If India takes part in $500-billion resource raising programme of International Monetary Fund, as decided at the G-20 summit in London last week, it will cost the country up to $11 billion (Rs 55,000 crore).
"If the government decides to participate in the new arrangements to borrow, then based on the quota, that ($11 billion) could be the amount which the country will have to commit in principle to IMF," Economic Affairs Secretary Ashok Chawla said on Thursday.
However, Chawla did not elaborate as to when the decision on the issue would be taken.
Leaders of 20 advanced and developing countries decided to treble the resources of IMF from $250 billion to $750 billion, so that the multilateral institution could help the poor and developing economies, which have been hit by the global credit crisis.
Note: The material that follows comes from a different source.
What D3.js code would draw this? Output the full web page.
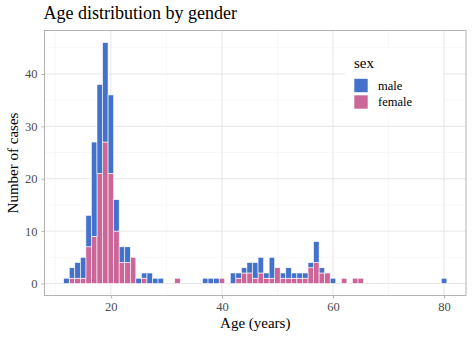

India has already said that it would not require any IMF support in the wake of comfortable foreign exchange reserves of about $250 billion.
However, New Delhi has not so far made any commitment towards contributing to the fresh resources of IMF, as was done by China, European Union and Japan.
On the issue of review of quota and increased representation in the multilateral agency, India still has time to decide on the strategy.
"The review of quotas or the rebalancing of quotas is not immediately on the table in the sense that no decision has yet been taken on that," said Chawla, who was part of the Indian team at G-20 summit.
An official communique issued at the end of the G-20 summit had recognised the importance of reforming international financial institutions to ensure they can assist members effectively and that emerging, developing and poor economies must have greater voice and representation.
"What we are looking for is going to be discussed and finalised over a period of time, which is, according to the communique, up to January 2011," the finance ministry official said.